Contributed by mk/reverse on from the fancy-hardware-technology dept.

Thorsten Lockert recently committed ACPI support:

Log message:
Start on a basic ACPI framework -- does not do much more than read out the
ACPI tables into kernel memory and attach ACPI and HPET timers currently.

This is very interesting, but the code is not yet feature-complete and requires lots of testing, so it's currently not hooked into the build.

Read the complete commit message.

(Comments are closed)


Comments
  1. By Anonymous Coward (194.85.97.83) on

    AFAIK Theo hates ACPI.

    Comments
    1. By Anonymous Coward (213.23.134.92) on

      Why?

      Comments
      1. By uriel (82.182.149.44) on

        Because any sane person would hate ACPI, one of the wort ideas in a long time, and that not counting the broken implementations someone else already posted about.

        Comments
        1. By Anonymous Coward (213.118.35.56) on

          No. ACPI is one of the best ideas in a long time. Don't confuse poor implementations with poor ideas.

          Comments
          1. By Anonymous Coward (65.167.23.134) on

            You sound like one of the minor characters from Deus Ex.

        2. By Anonymous Coward (204.214.120.254) on

          perhaps some reasoning as to why it is one of the worst ideas in a long time?

          Comments
          1. By tedu (64.173.147.27) on

            http://www.cpqlinux.com/acpi-howto.html#my_dsdt_fixes
            "I then changed my 0xa7 to 0xa8:"

            http://www.freebsd.org/doc/en_US.ISO8859-1/books/handbook/acpi-debug.html
            "An easy way to override this is to set hw.acpi.osname="Windows 2001" in /boot/loader.conf"

            http://www.kernel.org/pub/linux/kernel/v2.6/ChangeLog-2.6.11.1
            "Some ACPI-related changes were recently made to i8042 discovery for ia64.
            Unfortunately this broke a significant number of Dell laptops due to their having incorrect BIOS tables."

            Comments
    2. By Anonymous Coward (87.78.0.106) on

      acpi is funny stuff.
      microsoft made some "mistakes" in their implementation.
      the motherboard makers implemented those mistakes to have their acpi-features supported.
      so if you want to develope acpi support you always have to work around those "faulty" mainboards. (sry it's late)

      Comments
      1. By Anonymous Coward (207.171.180.101) on

        So it's Microsoft's fault.
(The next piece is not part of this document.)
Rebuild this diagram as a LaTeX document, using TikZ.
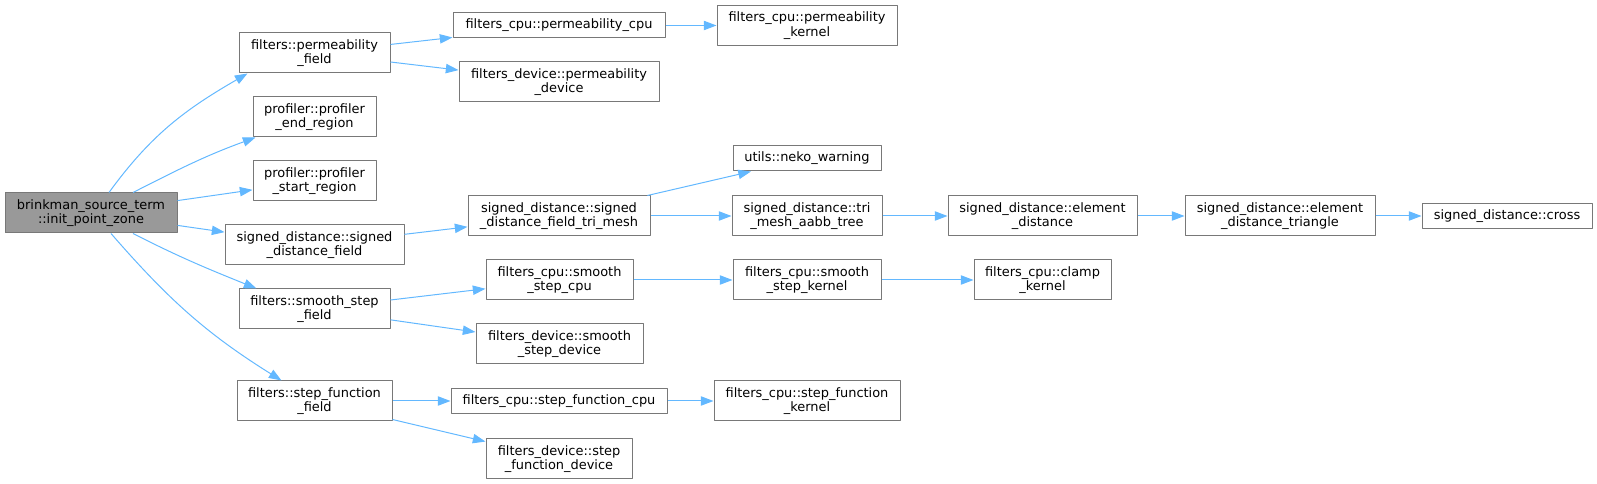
\documentclass[tikz,border=0pt]{standalone}
\usepackage{fontspec}
\setmainfont{DejaVu Sans}
\usetikzlibrary{arrows.meta}
\definecolor{nodegray}{HTML}{787878}
\definecolor{rootgray}{HTML}{999999}
\definecolor{callblue}{HTML}{63B8FF}
\begin{document}
\begin{tikzpicture}[x=0.75pt, y=-0.75pt, font=\fontsize{9.7}{11}\selectfont, line join=round,
	fn/.style={draw=nodegray, line width=0.75pt, fill=white, align=center, inner sep=0pt, minimum height=30pt},
	fnone/.style={fn, minimum height=18.75pt}, boxw/.style={minimum width=#1*0.75pt},
	call/.style={draw=callblue, line width=0.75pt, -{Triangle[length=9.5pt, width=7pt]}}]
	\useasboundingbox (0,0) rectangle (1597,484);
	% first level
	\node[fn, fill=rootgray, boxw=172] (root) at (91,213) {brinkman\_source\_term\\::init\_point\_zone};
	\node[fn, boxw=151] (permfield) at (314.5,53) {filters::permeability\\\_field};
	\node[fn, boxw=123] (profend) at (314.5,117) {profiler::profiler\\\_end\_region};
	\node[fn, boxw=123] (profstart) at (314.5,181) {profiler::profiler\\\_start\_region};
	\node[fn, boxw=179] (sdfield) at (314.5,245) {signed\_distance::signed\\\_distance\_field};
	\node[fn, boxw=151] (smoothfield) at (314.5,309) {filters::smooth\_step\\\_field};
	\node[fn, boxw=155] (stepfield) at (314.5,401) {filters::step\_function\\\_field};
	% second level
	\node[fnone, boxw=212] (permcpu) at (559,25.5) {filters\_cpu::permeability\_cpu};
	\node[fn, boxw=200] (permdevice) at (559,82) {filters\_device::permeability\\\_device};
	\node[fn, boxw=182] (sdftri) at (559,216) {signed\_distance::signed\\\_distance\_field\_tri\_mesh};
	\node[fn, boxw=147] (smoothcpu) at (559.5,280) {filters\_cpu::smooth\\\_step\_cpu};
	\node[fn, boxw=167] (smoothdevice) at (559.5,344) {filters\_device::smooth\\\_step\_device};
	\node[fnone, boxw=216] (stepcpu) at (559,401) {filters\_cpu::step\_function\_cpu};
	\node[fn, boxw=146] (stepdevice) at (559,459) {filters\_device::step\\\_function\_device};
	% third level and on
	\node[fn, boxw=180] (permkernel) at (807,25.5) {filters\_cpu::permeability\\\_kernel};
	\node[fnone, boxw=148] (nekowarn) at (807,158.5) {utils::neko\_warning};
	\node[fn, boxw=150] (aabbtree) at (807,216) {signed\_distance::tri\\\_mesh\_aabb\_tree};
	\node[fn, boxw=148] (smoothkernel) at (807,280) {filters\_cpu::smooth\\\_step\_kernel};
	\node[fn, boxw=186] (stepkernel) at (807,401) {filters\_cpu::step\_function\\\_kernel};
	\node[fn, boxw=189] (elemdist) at (1042.5,216) {signed\_distance::element\\\_distance};
	\node[fn, boxw=137] (clampkernel) at (1042.5,280) {filters\_cpu::clamp\\\_kernel};
	\node[fn, boxw=190] (elemtri) at (1280,216) {signed\_distance::element\\\_distance\_triangle};
	\node[fnone, boxw=170] (sdcross) at (1507,216) {signed\_distance::cross};
	% calls
	\draw[call] ([xshift=13.5pt]root.north) to[out=54,in=210] ([xshift=6.75pt]permfield.south west);
	\draw[call] ([xshift=31.5pt]root.north) to[out=27,in=200] ([xshift=2.25pt]profend.south west);
	\draw[call] (root) -- (profstart);
	\draw[call] (root) -- (sdfield);
	\draw[call] ([xshift=31.5pt]root.south) to[out=-27,in=158] ([xshift=13.5pt]smoothfield.north west);
	\draw[call] ([xshift=15pt]root.south) to[out=-49,in=148] ([xshift=33.75pt]stepfield.north west);
	\draw[call] (permfield) -- (permcpu);
	\draw[call] (permfield) -- (permdevice);
	\draw[call] (permcpu) -- (permkernel);
	\draw[call] (sdfield) -- (sdftri);
	\draw[call] (sdftri) -- (nekowarn);
	\draw[call] (sdftri) -- (aabbtree);
	\draw[call] (aabbtree) -- (elemdist);
	\draw[call] (elemdist) -- (elemtri);
	\draw[call] (elemtri) -- (sdcross);
	\draw[call] (smoothfield) -- (smoothcpu);
	\draw[call] (smoothfield) -- (smoothdevice);
	\draw[call] (smoothcpu) -- (smoothkernel);
	\draw[call] (smoothkernel) -- (clampkernel);
	\draw[call] (stepfield) -- (stepcpu);
	\draw[call] (stepfield) -- (stepdevice);
	\draw[call] (stepcpu) -- (stepkernel);
\end{tikzpicture}
\end{document}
Again!

        Comments
        1. By Bert (68.100.43.184) blambert at thepresidency dot org on

          Isn't it always? :p

          Comments
          1. By Fábio Olivé Leite (156.153.255.236) fabio.olive@Google Mail on

            It's been a few years now that I've come to perceive such "mistakes" coming from Microsoft not as their fault, but as part of a carefully architected plan to keep the rest of the world spinning around them as much as they can.
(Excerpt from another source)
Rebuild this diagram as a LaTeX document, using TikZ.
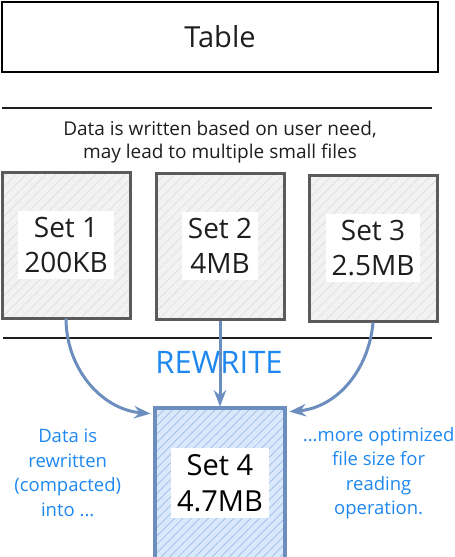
\documentclass[tikz,border=0pt]{standalone}
\usepackage{fontspec}
\setmainfont{Open Sans}
\usepackage{xcolor}
\usetikzlibrary{arrows.meta,positioning,patterns.meta}
\definecolor{inkdark}{HTML}{1E1E1E}
\definecolor{boxgray}{HTML}{5A5A5A}
\definecolor{hatchgray}{HTML}{DDDDDD}
\definecolor{arrowblue}{HTML}{6C8EBF}
\definecolor{hatchblue}{HTML}{9DBCE8}
\definecolor{fillblue}{HTML}{DAE8FC}
\definecolor{noteblue}{HTML}{1E88F0}

\begin{document}
\begin{tikzpicture}[
  x=1pt, y=-1pt,
  >=Stealth,
  setbox/.style={rectangle, draw=boxgray, line width=3pt, minimum width=128pt, minimum height=146pt,
    preaction={fill=white!95!black}, pattern={Lines[angle=45,distance=7pt,line width=0.6pt]}, pattern color=hatchgray},
  newbox/.style={rectangle, draw=arrowblue, line width=3.5pt, minimum width=130pt, minimum height=152pt,
    preaction={fill=fillblue}, pattern={Lines[angle=45,distance=6pt,line width=0.7pt]}, pattern color=hatchblue},
  setlabel/.style={fill=white, align=center, font=\fontsize{28}{35}\selectfont, text=inkdark, inner sep=6pt},
  note/.style={align=center, text=noteblue, font=\fontsize{18.5}{24.5}\selectfont},
  rule/.style={draw=inkdark, line width=1.3pt},
  flow/.style={->, draw=arrowblue, line width=3pt}
]
  \useasboundingbox (0,0) rectangle (455,557);

  % table header
  \node[rectangle, draw=black, line width=2.5pt, minimum width=436pt, minimum height=70pt,
        font=\fontsize{29}{34}\selectfont, text=inkdark] (table) at (220,37) {Table};
  \coordinate (r1a) at (2,108);
  \coordinate (r1b) at (432,108);
  \draw[rule] (r1a) -- (r1b);
  \node[align=center, text=inkdark, font=\fontsize{19}{23}\selectfont] (intro) at (220,142)
    {Data is written based on user need,\\may lead to multiple small files};

  % small files
  \node[setbox] (s1) at (66,245) {};
  \node[setbox] (s2) at (220,246) {};
  \node[setbox] (s3) at (373,248) {};
  \node[setlabel] (s1txt) at (s1) {Set 1\\200KB};
  \node[setlabel] (s2txt) at (s2) {Set 2\\4MB};
  \node[setlabel] (s3txt) at (s3) {Set 3\\2.5MB};

  \coordinate (r2a) at (3,338);
  \coordinate (r2b) at (432,338);
  \draw[rule] (r2a) -- (r2b);
  \node[text=noteblue, font=\fontsize{31}{35}\selectfont] (rewrite) at (219,362) {REWRITE};

  % compacted file
  \node[newbox] (s4) at (220,484) {};
  \node[setlabel, text=black, font=\fontsize{29}{36}\selectfont] (s4txt) at (220,483) {Set 4\\4.7MB};

  \draw[flow] (s1.south) to[out=-90, in=175] ([xshift=-4pt, yshift=-6pt]s4.north west);
  \draw[flow] (s2.south) -- ([yshift=1pt]s4.north);
  \draw[flow] (s3.south) to[out=-95, in=5] ([xshift=4pt, yshift=-4pt]s4.north east);

  % side notes
  \node[note, left=30pt of s4, yshift=11pt] (leftnote) {Data is\\rewritten\\(compacted)\\into ...};
  \node[note, right=14pt of s4, yshift=11pt] (rightnote) {...more optimized\\file size for\\reading\\operation.};
\end{tikzpicture}
\end{document}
            They used to protect theit monopoly position by the well known "Embrace and Extend" tactics of producing seemingly better protocols/formats only slightly incompatible with the standards. Very soon everybody else who wants to play has to bow and implement the slightly incompatible version and it becomes a de facto standard. The "Embrace and Extend" tactic got too old-fashioned and easy to spot, so now it's been recycled to something like "Embrace and Distort".

            In this new "Embrace and Distort" tactic they get standards wrong on purpose so that they still get everyone to jump when they say jump. It doesn't have to be Microsoft ACPI anymore, it's just ACPI. But whoever sets out to implement such distorted standards sooner or later finds out they are heavily influenced by some "[mis-]take" (noun, 5th meaning) from Microsoft.
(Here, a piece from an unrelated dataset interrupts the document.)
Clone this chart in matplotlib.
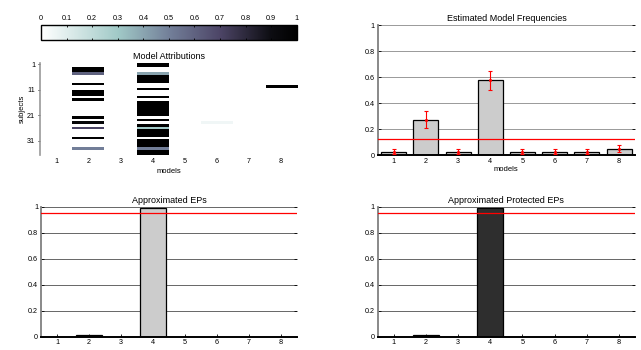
import matplotlib
matplotlib.use("Agg")
import matplotlib.pyplot as plt
import numpy as np
from matplotlib.colors import LinearSegmentedColormap

plt.rcParams['font.family'] = ['Liberation Sans', 'DejaVu Sans']

models = [1, 2, 3, 4, 5, 6, 7, 8]
n_subjects = 36

# posterior attributions per model (36 subjects each)
attr_m1 = [0] * 36
attr_m2 = [0, 0, 1, 1, 0.6, 0, 0, 0, 1, 0, 0, 1, 1, 0, 1, 0, 0, 0,
           0, 0, 0, 1, 0, 0.95, 0, 0.7, 0, 0, 0, 1, 0, 0, 0, 0.5, 0, 0]
attr_m3 = [0] * 36
attr_m4 = [1, 1, 0, 0, 0.4, 1, 1, 1, 0, 0, 1, 0, 0, 1, 0, 1, 1, 1,
           1, 1, 1, 0, 1, 0, 1, 0.3, 1, 1, 1, 0, 1, 1, 1, 0.5, 1, 1]
attr_m5 = [0] * 36
attr_m6 = [0] * 23 + [0.05] + [0] * 12
attr_m7 = [0] * 36
attr_m8 = [0] * 9 + [1] + [0] * 26

freq = [0.025, 0.27, 0.025, 0.575, 0.025, 0.025, 0.025, 0.048]
freq_lo = [0.005, 0.205, 0.005, 0.50, 0.005, 0.005, 0.005, 0.02]
freq_hi = [0.045, 0.34, 0.045, 0.65, 0.045, 0.045, 0.045, 0.08]
chance = 0.125

ep = [0.0, 0.015, 0.0, 0.99, 0.0, 0.0, 0.0, 0.0]
pep = [0.0, 0.015, 0.0, 0.99, 0.0, 0.0, 0.0, 0.0]
ep_thresh = 0.95

cmap = LinearSegmentedColormap.from_list("attr", [
    (0.0, (1.0, 1.0, 1.0)),
    (0.3, (0.63, 0.79, 0.78)),
    (0.5, (0.45, 0.50, 0.60)),
    (0.7, (0.30, 0.27, 0.40)),
    (0.9, (0.05, 0.05, 0.07)),
    (1.0, (0.0, 0.0, 0.0)),
])

fig = plt.figure(figsize=(6.41, 3.5), dpi=100)
tick_fs = 5.2
title_fs = 6.5


def style_bar_axes(ax, grid_col):
    ax.set_xlim(0.5, 8.5)
    ax.set_ylim(0, 1)
    ax.set_xticks(models)
    ax.set_yticks([0, 0.2, 0.4, 0.6, 0.8, 1])
    ax.set_yticklabels(['0', '0.2', '0.4', '0.6', '0.8', '1'])
    ax.tick_params(labelsize=tick_fs, direction='in', length=2, width=0.6,
                   right=True, pad=2)
    ax.grid(axis='y', color=grid_col, linewidth=0.7)
    ax.set_axisbelow(True)
    ax.spines['top'].set_visible(False)
    ax.spines['right'].set_visible(False)
    ax.spines['left'].set_color('0.5')
    ax.spines['left'].set_linewidth(1.3)
    ax.spines['bottom'].set_color('black')
    ax.spines['bottom'].set_linewidth(1.4)


# attributions
attr = np.array([attr_m1, attr_m2, attr_m3, attr_m4,
                 attr_m5, attr_m6, attr_m7, attr_m8]).T
ax1 = fig.add_axes([0.0624, 0.557, 0.401, 0.263])
im = ax1.imshow(attr, cmap=cmap, vmin=0, vmax=1, aspect='auto',
                interpolation='nearest',
                extent=(0.5, 8.5, n_subjects + 0.5, 0.5))
ax1.set_xticks(models)
ax1.set_yticks([1, 11, 21, 31])
ax1.tick_params(labelsize=tick_fs, length=1.5, width=0.6, pad=2)
ax1.tick_params(axis='x', length=0)
for s in ['top', 'right', 'bottom']:
    ax1.spines[s].set_visible(False)
ax1.spines['left'].set_color('0.6')
ax1.spines['left'].set_linewidth(1.2)
ax1.set_title("Model Attributions", fontsize=title_fs, pad=3)
ax1.set_xlabel("models", fontsize=tick_fs + 0.3, labelpad=2)
ax1.set_ylabel("subjects", fontsize=tick_fs + 0.3, labelpad=1)

cax = fig.add_axes([0.064, 0.886, 0.399, 0.043])
cb = fig.colorbar(im, cax=cax, orientation='horizontal')
cb.set_ticks(np.round(np.arange(0, 1.01, 0.1), 1))
cb.set_ticklabels(['0', '0.1', '0.2', '0.3', '0.4', '0.5', '0.6', '0.7',
                   '0.8', '0.9', '1'])
cax.xaxis.set_ticks_position('both')
cax.xaxis.set_label_position('top')
cax.tick_params(labelsize=tick_fs, direction='in', length=1.5, width=0.6,
                labeltop=True, labelbottom=False, pad=2)
cb.outline.set_linewidth(1.0)

# frequencies
ax2 = fig.add_axes([0.589, 0.557, 0.402, 0.371])
style_bar_axes(ax2, '0.6')
ax2.bar(models, freq, width=0.78, color='0.8', edgecolor='black',
        linewidth=0.9, zorder=2)
yerr = [np.array(freq) - np.array(freq_lo), np.array(freq_hi) - np.array(freq)]
ax2.errorbar(models, freq, yerr=yerr, fmt='.', color='red', ecolor='red',
             markersize=2.5, elinewidth=0.8, capsize=1.6, capthick=0.8,
             zorder=4)
ax2.axhline(chance, color='red', linewidth=0.9, zorder=3)
ax2.set_title("Estimated Model Frequencies", fontsize=title_fs, pad=3)
ax2.set_xlabel("models", fontsize=tick_fs + 0.3, labelpad=1)

# exceedance probabilities
ax3 = fig.add_axes([0.064, 0.038, 0.399, 0.371])
style_bar_axes(ax3, '0.4')
ep_colors = ['0.8' if v > 0.5 else '0.4' for v in ep]
ax3.bar(models, ep, width=0.8, color=ep_colors, edgecolor='black',
        linewidth=0.9, zorder=2)
ax3.axhline(ep_thresh, color='red', linewidth=0.9, zorder=3)
ax3.set_title("Approximated EPs", fontsize=title_fs, pad=3)

ax4 = fig.add_axes([0.589, 0.038, 0.402, 0.371])
style_bar_axes(ax4, '0.4')
ax4.bar(models, pep, width=0.8, color='0.18', edgecolor='black',
        linewidth=0.9, zorder=2)
ax4.axhline(ep_thresh, color='red', linewidth=0.9, zorder=3)
ax4.set_title("Approximated Protected EPs", fontsize=title_fs, pad=3)

fig.savefig("out.png", dpi=100)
            When people call them on it later on they can always say "Oh, but the standard is so dificult to get right!" (they distorted it) or "Hey, it's a bug!" (feature).

            OK, the above sounds conspirational, I have no evidence, no facts, blah blah. Whatever. It's just my opinion.

      2. By Observer (203.26.16.67) on

        When I first read about microsoft and hardware manufacturers working on the acpi spec i suspected they were doing this to introduce further advantages to windows over *nix

  2. By Oliver E. (62.65.148.234) on

    Notepbooks such as the (noisy, poor quality) Sony R600 series I own will not see interrupts assigned to their cardbus bridge without ACPI interrupt routing. More and more systems rely exclusively on ACPI for resource handling. Good ACPI support is the #1 feature I would like to see implemented; Without it, OpenBSD is not an option on this system.

  3. By Anonymous Coward (213.118.35.56) on

    What about the FreeBSD ACPI efforts? I seem to remember that a lot of work has gone into that recently, particularly for laptops. Is any of this code useable on OpenBSD at all?

    Comments
    1. By Anonymous Coward (193.63.217.208) on

      IIRC the FreeBSD code is based on stuff they got from Intel with a distinctly non-free license. Whatever Theo's feelings on ACPI, his view on non-free licenses is bang on :)

      Comments
      1. By Anonymous Coward (24.130.94.216) on

        I don't know about that. I thought Intel has the ACPI code under a BSD-like license. Let me see what I can find about this.

        Here's some links. Some are kind of old.

        http://news.zdnet.com/2100-3513_22-984769.html
        http://www.uwsg.iu.edu/hypermail/linux/kernel/0302.0/1091.html
        http://bsdnews.com/view_story.php3?story_id=3540

        Like I said, those links are old but one would gather that the ACPI-CA is under a BSD license. But why do I just not feel 100% sure on that? The real proof would be finding something on Itel's site regarding that, but I didn't find anything in my quick search.

        Comments
      2. By Anonymous Coward (63.174.231.179) on

        Since when is the acpi support in freebsd non-free? It's distributed under a bsd license.

        Comments
        1. By Janne Johansson (82.182.176.20) on

          If the FreeBSD code comes from the intel-license linked to above, and has this text in it "Licensee shall not export, either directly or indirectly, any of this software or system incorporating such software without first obtaining any required license or other approval from the U. S. Department of Commerce or any other agency or department of the United States Government." then it is far from free.

    2. By tedu (64.173.147.27) on

      that's where acpidump came from. but even with all the work on it, it doesn't work reliably for all people. just check the cvs logs or read their mailing lists. again, this is a mix of acpi the concept being broken and acpi the implementation being buggy, but not necessarily the freebsd developers' fault.